**Short exercise:** From the listing below, select every line where the word "this" appears.

**Available data:**

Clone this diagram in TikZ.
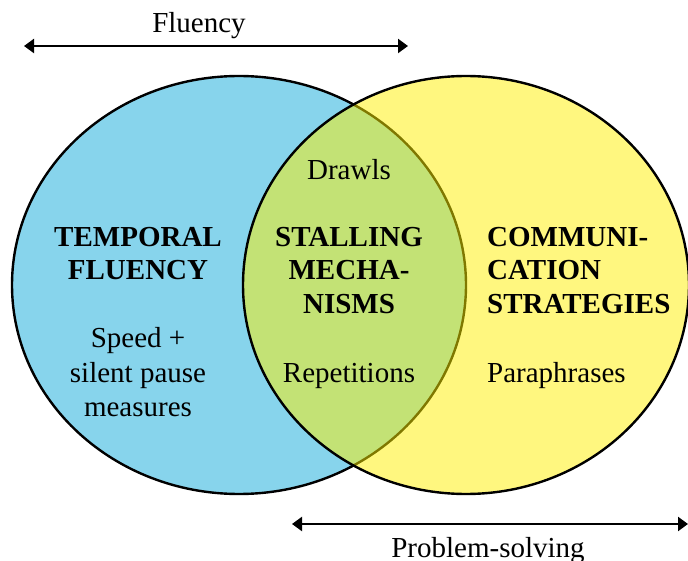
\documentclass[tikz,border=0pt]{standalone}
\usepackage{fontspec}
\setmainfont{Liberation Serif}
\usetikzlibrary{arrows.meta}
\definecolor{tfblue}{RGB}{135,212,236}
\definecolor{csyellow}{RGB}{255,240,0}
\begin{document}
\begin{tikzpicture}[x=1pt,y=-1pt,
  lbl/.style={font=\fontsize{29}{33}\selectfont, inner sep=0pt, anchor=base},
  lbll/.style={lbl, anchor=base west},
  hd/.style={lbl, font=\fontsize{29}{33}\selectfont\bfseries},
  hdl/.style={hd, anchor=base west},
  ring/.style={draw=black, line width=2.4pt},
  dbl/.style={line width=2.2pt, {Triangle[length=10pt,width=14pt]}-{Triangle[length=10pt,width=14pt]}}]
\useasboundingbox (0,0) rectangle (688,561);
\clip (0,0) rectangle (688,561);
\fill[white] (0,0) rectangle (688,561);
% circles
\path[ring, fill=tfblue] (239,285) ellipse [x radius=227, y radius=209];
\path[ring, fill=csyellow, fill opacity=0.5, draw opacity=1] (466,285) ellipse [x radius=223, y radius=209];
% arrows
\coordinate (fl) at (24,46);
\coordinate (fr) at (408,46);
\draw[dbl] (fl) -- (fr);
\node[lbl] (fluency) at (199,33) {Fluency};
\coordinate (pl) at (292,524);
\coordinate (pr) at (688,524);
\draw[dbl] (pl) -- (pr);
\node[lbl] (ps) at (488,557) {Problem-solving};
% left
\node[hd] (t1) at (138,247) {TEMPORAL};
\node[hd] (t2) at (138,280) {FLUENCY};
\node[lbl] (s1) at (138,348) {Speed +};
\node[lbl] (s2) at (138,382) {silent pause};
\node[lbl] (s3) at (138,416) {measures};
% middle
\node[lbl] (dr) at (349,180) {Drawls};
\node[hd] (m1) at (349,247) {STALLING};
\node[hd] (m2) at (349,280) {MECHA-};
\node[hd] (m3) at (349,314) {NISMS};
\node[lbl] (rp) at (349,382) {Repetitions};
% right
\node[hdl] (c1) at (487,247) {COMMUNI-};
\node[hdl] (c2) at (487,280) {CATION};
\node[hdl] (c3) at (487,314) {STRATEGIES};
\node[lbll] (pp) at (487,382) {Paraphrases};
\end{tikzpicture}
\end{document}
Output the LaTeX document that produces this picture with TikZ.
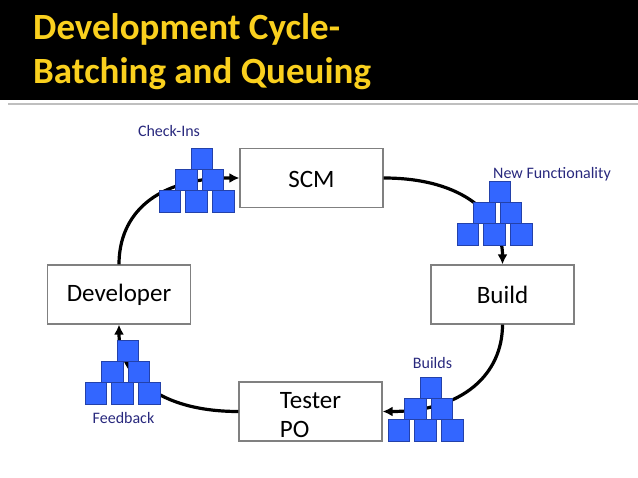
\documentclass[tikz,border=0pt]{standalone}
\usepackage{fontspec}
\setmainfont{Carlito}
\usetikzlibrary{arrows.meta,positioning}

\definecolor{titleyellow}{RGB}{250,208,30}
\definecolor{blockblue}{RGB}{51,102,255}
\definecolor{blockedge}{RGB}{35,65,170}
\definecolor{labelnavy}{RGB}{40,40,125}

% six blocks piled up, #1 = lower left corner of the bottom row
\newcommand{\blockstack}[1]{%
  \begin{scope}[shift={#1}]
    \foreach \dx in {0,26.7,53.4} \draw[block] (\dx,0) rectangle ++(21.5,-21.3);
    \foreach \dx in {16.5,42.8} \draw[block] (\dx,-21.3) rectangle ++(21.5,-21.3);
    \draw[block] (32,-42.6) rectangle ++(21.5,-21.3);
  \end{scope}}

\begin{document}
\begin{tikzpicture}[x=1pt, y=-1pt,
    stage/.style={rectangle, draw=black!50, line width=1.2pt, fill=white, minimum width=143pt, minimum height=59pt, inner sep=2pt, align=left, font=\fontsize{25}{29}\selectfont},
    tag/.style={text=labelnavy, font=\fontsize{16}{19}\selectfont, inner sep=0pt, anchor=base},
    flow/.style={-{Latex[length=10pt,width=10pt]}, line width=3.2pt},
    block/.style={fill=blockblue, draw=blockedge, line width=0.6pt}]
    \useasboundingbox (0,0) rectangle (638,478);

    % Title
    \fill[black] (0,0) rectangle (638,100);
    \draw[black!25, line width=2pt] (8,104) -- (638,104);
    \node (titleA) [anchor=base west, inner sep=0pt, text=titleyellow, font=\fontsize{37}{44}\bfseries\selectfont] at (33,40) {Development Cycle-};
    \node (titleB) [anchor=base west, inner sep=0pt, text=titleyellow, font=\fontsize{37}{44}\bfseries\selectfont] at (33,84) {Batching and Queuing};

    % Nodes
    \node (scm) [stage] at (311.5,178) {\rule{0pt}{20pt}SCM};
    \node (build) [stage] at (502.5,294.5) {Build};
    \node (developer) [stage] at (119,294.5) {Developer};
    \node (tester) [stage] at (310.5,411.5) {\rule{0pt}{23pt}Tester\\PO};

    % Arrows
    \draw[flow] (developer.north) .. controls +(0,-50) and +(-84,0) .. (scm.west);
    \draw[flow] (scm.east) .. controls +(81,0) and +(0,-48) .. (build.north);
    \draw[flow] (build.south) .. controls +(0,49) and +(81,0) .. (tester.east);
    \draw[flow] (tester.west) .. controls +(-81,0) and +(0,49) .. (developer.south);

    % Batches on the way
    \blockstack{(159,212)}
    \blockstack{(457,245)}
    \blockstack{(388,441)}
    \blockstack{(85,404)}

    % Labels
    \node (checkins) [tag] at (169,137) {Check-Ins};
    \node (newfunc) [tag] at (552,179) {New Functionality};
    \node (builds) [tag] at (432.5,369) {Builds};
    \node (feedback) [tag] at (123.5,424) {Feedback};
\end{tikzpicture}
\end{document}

**Answer to the task:**
Clone this diagram in TikZ.
Output the LaTeX document that produces this picture with TikZ.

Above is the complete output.